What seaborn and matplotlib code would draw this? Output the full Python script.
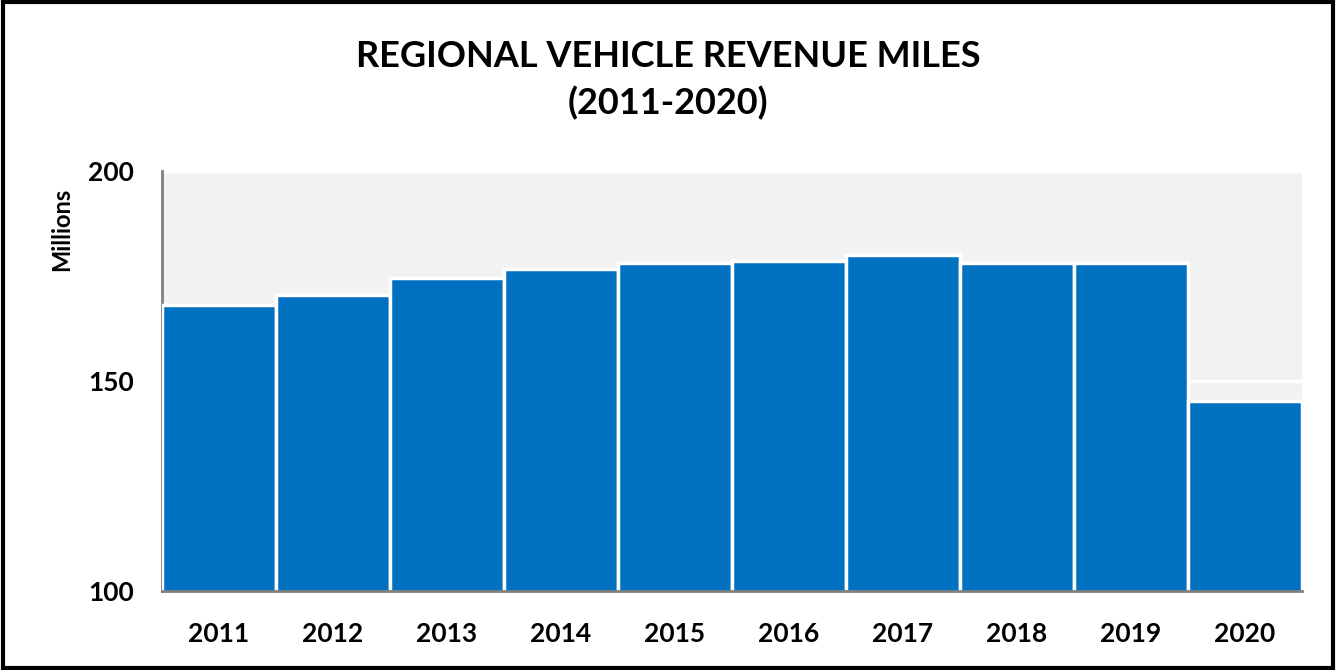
import matplotlib
matplotlib.use("Agg")
import matplotlib.pyplot as plt
import seaborn as sns
import pandas as pd
from matplotlib.patches import Rectangle

years = ["2011", "2012", "2013", "2014", "2015", "2016", "2017", "2018", "2019", "2020"]
miles = [168.1, 170.5, 174.5, 176.7, 178.1, 178.6, 180.0, 178.1, 178.1, 145.2]
yticks = [100, 150, 200]

sns.set_theme(style="white")
plt.rcParams['font.family'] = ['Lato', 'DejaVu Sans']
plt.rcParams['text.color'] = 'black'

df = pd.DataFrame({"year": years, "miles": miles})

fig = plt.figure(figsize=(13.36, 6.70), dpi=100)
ax = fig.add_axes([162/1336, 1 - 591/670, (1302-162)/1336, (591-171)/670])
ax.set_facecolor("#f2f2f2")

sns.barplot(data=df, x="year", y="miles", color="#0070c0", saturation=1,
            width=1.0, edgecolor="white", linewidth=2.5, ax=ax, zorder=3)
ax.set_ylim(100, 200)
ax.set_xlim(-0.5, 9.5)
ax.set_yticks(yticks)
ax.yaxis.grid(True, color="white", linewidth=2.5, zorder=1)
ax.set_axisbelow(True)
ax.set_xlabel("")
ax.set_ylabel("Millions", fontsize=17, fontweight="bold", color="black")
ax.yaxis.set_label_coords(-0.078, 0.862)
ax.tick_params(axis="x", labelsize=19, pad=22, length=0, labelcolor="black")
ax.tick_params(axis="y", labelsize=19, pad=20, length=0, labelcolor="black")
for lab in ax.get_xticklabels() + ax.get_yticklabels():
    lab.set_fontweight("bold")
for s in ["top", "right"]:
    ax.spines[s].set_visible(False)
for s in ["left", "bottom"]:
    ax.spines[s].set_color("#808080")
    ax.spines[s].set_linewidth(2)
ax.spines["bottom"].set_zorder(5)

fig.text(0.5, 1 - 80/670, "REGIONAL VEHICLE REVENUE MILES\n(2011-2020)",
         ha="center", va="center", fontsize=26, fontweight="bold",
         linespacing=1.45, color="black")

fig.patches.append(Rectangle((0.002, 0.003), 0.996, 0.994, transform=fig.transFigure,
                             fill=False, edgecolor="black", linewidth=3))

fig.savefig("out.png", dpi=100, facecolor="white")
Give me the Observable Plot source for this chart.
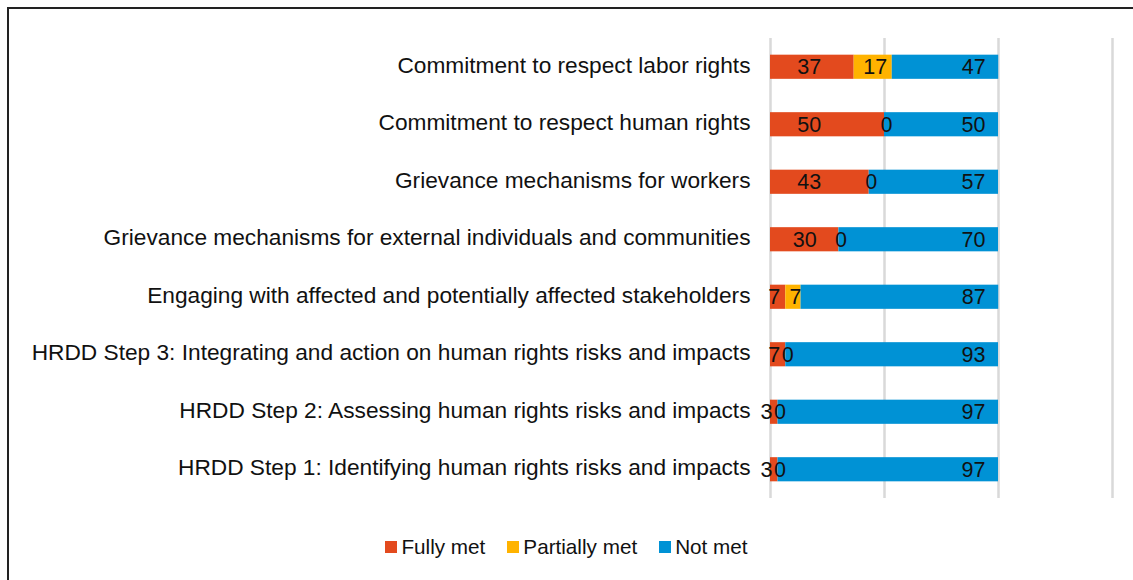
<!DOCTYPE html>
<html>
<head>
<meta charset="utf-8">
<script src="https://cdn.jsdelivr.net/npm/d3@7"></script>
<script src="https://cdn.jsdelivr.net/npm/@observablehq/plot@0.6"></script>
<style>
  html, body { margin: 0; padding: 0; background: #fff; width: 1133px; height: 580px; overflow: hidden; }
  body { position: relative; font-family: "Liberation Sans", Arial, sans-serif; }
  #frame { position: absolute; left: 7px; top: 7px; width: 1140px; height: 590px; border-left: 2px solid #222; border-top: 2px solid #222; box-sizing: border-box; }
  #chart { position: absolute; left: 0; top: 0; }
  #legend { position: absolute; left: 0; width: 1133px; top: 535px; display: flex; justify-content: center; font-size: 20.7px; color: #111; padding-left: 0; }
  #legend .item { display: flex; align-items: center; margin: 0 11px; }
  #legend .sw { width: 12px; height: 12px; margin-right: 4px; display: inline-block; }
</style>
</head>
<body>
<div id="frame"></div>
<div id="chart"></div>
<div id="legend"></div>
<script>
const categories = [
  "Commitment to respect labor rights",
  "Commitment to respect human rights",
  "Grievance mechanisms for workers",
  "Grievance mechanisms for external individuals and communities",
  "Engaging with affected and potentially affected stakeholders",
  "HRDD Step 3: Integrating and action on human rights risks and impacts",
  "HRDD Step 2: Assessing human rights risks and impacts",
  "HRDD Step 1: Identifying human rights risks and impacts"
];
const seriesNames = ["Fully met", "Partially met", "Not met"];
const fullyMet     = [36.7, 50, 43.3, 30, 6.7, 6.7, 3.3, 3.3];
const partiallyMet = [16.7, 0, 0, 0, 6.7, 0, 0, 0];
const notMet       = [46.7, 50, 56.7, 70, 86.7, 93.3, 96.7, 96.7];
const colors = ["#E34A1E", "#FFB300", "#0092D5"];
const xTicks = [0, 50, 100, 150];

const seriesValues = [fullyMet, partiallyMet, notMet];
const rows = [];
categories.forEach((c, i) => {
  seriesNames.forEach((s, k) => {
    rows.push({category: c, series: s, value: seriesValues[k][i], order: k});
  });
});

const labelRows = categories.map((c, i) => {
  const f = fullyMet[i], p = partiallyMet[i], n = notMet[i];
  return {category: c, f, p, n, fx: Math.min(f / 2, 17), px: f + p / 2, end: f + p + n};
});
const bigF = labelRows.filter(d => d.f >= 10);
const smallF = labelRows.filter(d => d.f < 10);

const chart = Plot.plot({
  width: 1133,
  height: 510,
  marginLeft: 770,
  marginRight: 21,
  marginTop: 38,
  marginBottom: 12,
  style: {fontFamily: "'Liberation Sans', Arial, sans-serif", fontSize: "22.7px", color: "#111", background: "transparent"},
  x: {domain: [0, 150], axis: null},
  y: {domain: categories, paddingInner: 0.58, paddingOuter: 0.29, round: false, label: null},
  color: {domain: seriesNames, range: colors},
  marks: [
    Plot.ruleX(xTicks, {stroke: "#d9d9d9", strokeWidth: 2.5}),
    Plot.barX(rows, Plot.stackX({x: "value", y: "category", fill: "series", order: "order"})),
    Plot.axisY({tickSize: 0, tickPadding: 20, fontSize: 22.7, fill: "#111", label: null, dy: -2}),
    Plot.text(bigF, {x: "fx", y: "category", text: d => String(Math.round(d.f)), fontSize: 21.5, fill: "#111"}),
    Plot.text(smallF, {x: "f", y: "category", text: d => String(Math.round(d.f)), fontSize: 21.5, fill: "#111", textAnchor: "end", dx: -5.5}),
    Plot.text(labelRows, {x: "px", y: "category", text: d => String(Math.round(d.p)), fontSize: 21.5, fill: "#111", dx: 2}),
    Plot.text(labelRows, {x: "end", y: "category", text: d => String(Math.round(d.n)), fontSize: 21.5, fill: "#111", textAnchor: "end", dx: -13})
  ]
});
document.getElementById("chart").appendChild(chart);

const legend = document.getElementById("legend");
seriesNames.forEach((s, k) => {
  const item = document.createElement("div");
  item.className = "item";
  item.innerHTML = `<span class="sw" style="background:${colors[k]}"></span><span>${s}</span>`;
  legend.appendChild(item);
});
</script>
</body>
</html>
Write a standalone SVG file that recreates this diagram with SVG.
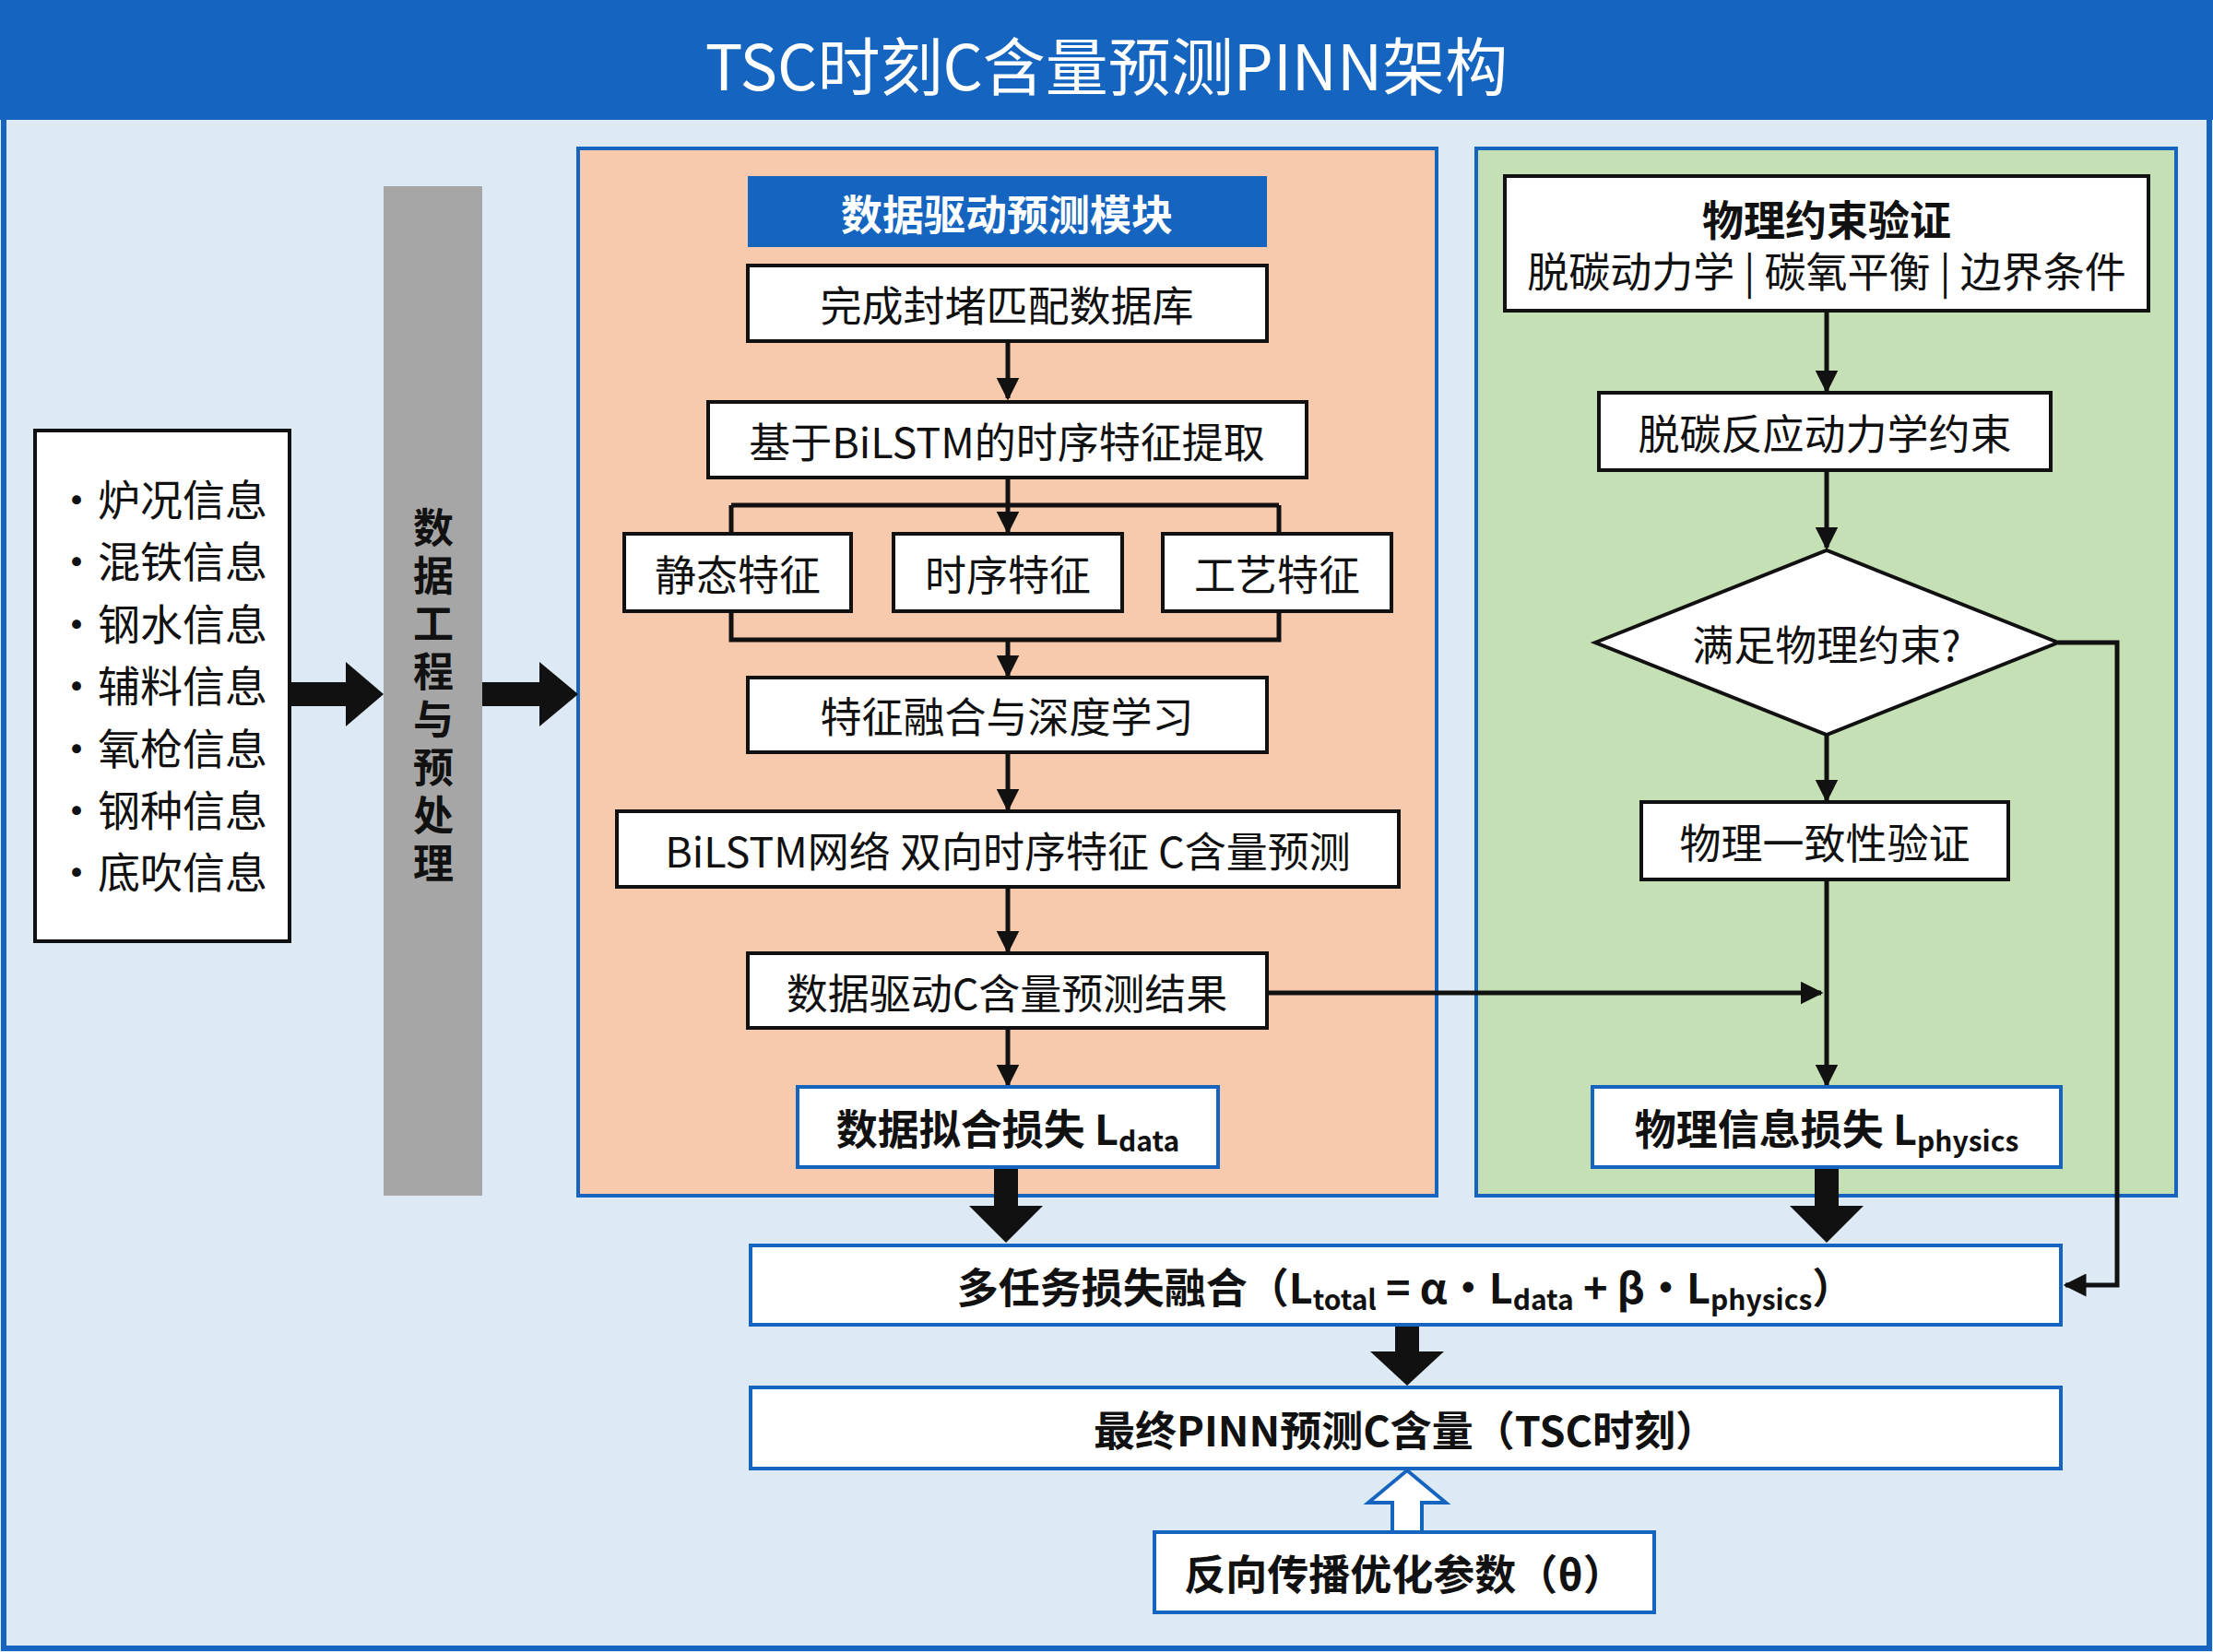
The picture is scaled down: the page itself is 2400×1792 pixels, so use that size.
<svg xmlns="http://www.w3.org/2000/svg" width="2400" height="1792" viewBox="0 0 2400 1792">
<defs>
<style>
text{font-family:"Noto Sans CJK SC","Liberation Sans",sans-serif;fill:#111}
.b{fill:#fff;stroke:#111;stroke-width:4}
.bb{fill:#fff;stroke:#1565c0;stroke-width:4}
.t{font-size:45px;text-anchor:middle;dominant-baseline:central}
.tb{font-size:45px;text-anchor:middle;dominant-baseline:central;font-weight:bold}
.v{font-size:44px;text-anchor:middle;dominant-baseline:central;font-weight:bold}
.l{stroke:#111;stroke-width:5;fill:none}
</style>
<marker id="a" viewBox="0 0 10 10" refX="9" refY="5" markerWidth="5" markerHeight="5" orient="auto"><path d="M0,0L10,5L0,10z" fill="#111"/></marker>
</defs>
<rect x="0" y="0" width="2400" height="1792" fill="#dde9f5"/>
<rect x="4" y="4" width="2392" height="1784" fill="none" stroke="#1565c0" stroke-width="6"/>
<g id="title"><rect x="0" y="0" width="2400" height="130" fill="#1565c0"/><text x="1200" y="68" font-size="68" text-anchor="middle" dominant-baseline="central" style="fill:#fff">TSC时刻C含量预测PINN架构</text></g>
<g id="inputs"><rect x="38" y="467" width="276" height="554" class="b"/>
<g font-size="46"><text x="60" y="539" dominant-baseline="central">•炉况信息</text><text x="60" y="606" dominant-baseline="central">•混铁信息</text><text x="60" y="674" dominant-baseline="central">•钢水信息</text><text x="60" y="741" dominant-baseline="central">•辅料信息</text><text x="60" y="809" dominant-baseline="central">•氧枪信息</text><text x="60" y="876" dominant-baseline="central">•钢种信息</text><text x="60" y="943" dominant-baseline="central">•底吹信息</text></g></g>
<g id="prep"><rect x="416" y="202" width="107" height="1095" fill="#a6a6a6"/>
<text x="470" y="570" class="v">数</text><text x="470" y="622" class="v">据</text><text x="470" y="674" class="v">工</text><text x="470" y="726" class="v">程</text><text x="470" y="778" class="v">与</text><text x="470" y="830" class="v">预</text><text x="470" y="882" class="v">处</text><text x="470" y="934" class="v">理</text></g>
<g id="panels"><rect x="627" y="161" width="931" height="1136" fill="#f7c9ad" stroke="#1565c0" stroke-width="4"/>
<rect x="1601" y="161" width="759" height="1136" fill="#c5e0b4" stroke="#1565c0" stroke-width="4"/></g>
<g id="connectors">
<path d="M314,753H380" stroke="#111" stroke-width="26"/><path d="M375,718L416,753L375,788z" fill="#111"/>
<path d="M523,753H590" stroke="#111" stroke-width="26"/><path d="M585,718L627,753L585,788z" fill="#111"/>
<path class="l" d="M1093,370V432" marker-end="url(#a)"/>
<path class="l" d="M1093,518V577" marker-end="url(#a)"/>
<path class="l" d="M793,548H1387M793,548V577M1387,548V577"/>
<path class="l" d="M793,663V694H1387V663M1093,694V733" marker-end="url(#a)"/>
<path class="l" d="M1093,816V878" marker-end="url(#a)"/>
<path class="l" d="M1093,962V1032" marker-end="url(#a)"/>
<path class="l" d="M1093,1115V1177" marker-end="url(#a)"/>
<path class="l" d="M1374,1077H1975" marker-end="url(#a)"/>
<path class="l" d="M1981,337V424" marker-end="url(#a)"/>
<path class="l" d="M1981,510V594" marker-end="url(#a)"/>
<path class="l" d="M1981,797V868" marker-end="url(#a)"/>
<path class="l" d="M1981,954V1177" marker-end="url(#a)"/>
<path class="l" d="M2232,697H2296V1394H2240" marker-end="url(#a)"/>
<path d="M1091,1268V1312" stroke="#111" stroke-width="26"/><path d="M1051,1308L1091,1348L1131,1308z" fill="#111"/>
<path d="M1981,1268V1312" stroke="#111" stroke-width="26"/><path d="M1941,1308L1981,1348L2021,1308z" fill="#111"/>
<path d="M1526,1437V1470" stroke="#111" stroke-width="26"/><path d="M1486,1466L1526,1503L1566,1466z" fill="#111"/>
<path d="M1510,1662V1630H1484L1526,1595L1568,1630H1542V1662" fill="#fff" stroke="#1565c0" stroke-width="4"/>
</g>
<g id="n_header"><rect x="811" y="191" width="563" height="77" fill="#1565c0"/><text x="1092" y="230" class="tb" font-size="48" style="fill:#fff">数据驱动预测模块</text></g>
<g id="n1"><rect x="811" y="288" width="563" height="82" class="b"/><text x="1092" y="329" class="t">完成封堵匹配数据库</text></g>
<g id="n2"><rect x="768" y="436" width="649" height="82" class="b"/><text x="1092" y="477" class="t">基于BiLSTM的时序特征提取</text></g>
<g id="n3"><rect x="677" y="579" width="246" height="84" class="b"/><text x="800" y="621" class="t">静态特征</text></g>
<g id="n4"><rect x="969" y="579" width="248" height="84" class="b"/><text x="1093" y="621" class="t">时序特征</text></g>
<g id="n5"><rect x="1261" y="579" width="248" height="84" class="b"/><text x="1385" y="621" class="t">工艺特征</text></g>
<g id="n6"><rect x="811" y="735" width="563" height="81" class="b"/><text x="1092" y="775" class="t">特征融合与深度学习</text></g>
<g id="n7"><rect x="669" y="880" width="848" height="82" class="b"/><text x="1093" y="921" class="t">BiLSTM网络 双向时序特征 C含量预测</text></g>
<g id="n8"><rect x="811" y="1034" width="563" height="81" class="b"/><text x="1092" y="1075" class="t">数据驱动C含量预测结果</text></g>
<g id="n9"><rect x="865" y="1179" width="456" height="87" class="bb"/><text x="1093" y="1222" class="tb">数据拟合损失 L<tspan font-size="30" dy="14">data</tspan></text></g>
<g id="p1"><rect x="1632" y="191" width="698" height="146" class="b"/><text x="1981" y="236" class="tb">物理约束验证</text><text x="1981" y="292" class="t">脱碳动力学 | 碳氧平衡 | 边界条件</text></g>
<g id="p2"><rect x="1734" y="426" width="490" height="84" class="b"/><text x="1979" y="468" class="t">脱碳反应动力学约束</text></g>
<g id="p3"><path d="M1730,697L1981,597L2232,697L1981,797z" class="b"/><text x="1981" y="697" class="t">满足物理约束?</text></g>
<g id="p4"><rect x="1780" y="870" width="398" height="84" class="b"/><text x="1979" y="912" class="t">物理一致性验证</text></g>
<g id="p5"><rect x="1727" y="1179" width="508" height="87" class="bb"/><text x="1981" y="1222" class="tb">物理信息损失 L<tspan font-size="30" dy="14">physics</tspan></text></g>
<g id="f1"><rect x="814" y="1351" width="1421" height="86" class="bb"/><text x="1524" y="1394" class="tb">多任务损失融合（L<tspan font-size="30" dy="14">total</tspan><tspan dy="-14"> = α·L</tspan><tspan font-size="30" dy="14">data</tspan><tspan dy="-14"> + β·L</tspan><tspan font-size="30" dy="14">physics</tspan><tspan dy="-14">）</tspan></text></g>
<g id="f2"><rect x="814" y="1505" width="1421" height="88" class="bb"/><text x="1524" y="1549" class="tb">最终PINN预测C含量（TSC时刻）</text></g>
<g id="f3"><rect x="1252" y="1662" width="542" height="87" class="bb"/><text x="1523" y="1705" class="tb">反向传播优化参数（θ）</text></g>
</svg>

GIVEN TASK
Exactly reproduce the run of lines from the start of the listing through the line with "yticks = [100, 150, 200]", inclusive; pictures are not copied.

SOLUTION BELOW
What seaborn and matplotlib code would draw this? Output the full Python script.
import matplotlib
matplotlib.use("Agg")
import matplotlib.pyplot as plt
import seaborn as sns
import pandas as pd
from matplotlib.patches import Rectangle

years = ["2011", "2012", "2013", "2014", "2015", "2016", "2017", "2018", "2019", "2020"]
miles = [168.1, 170.5, 174.5, 176.7, 178.1, 178.6, 180.0, 178.1, 178.1, 145.2]
yticks = [100, 150, 200]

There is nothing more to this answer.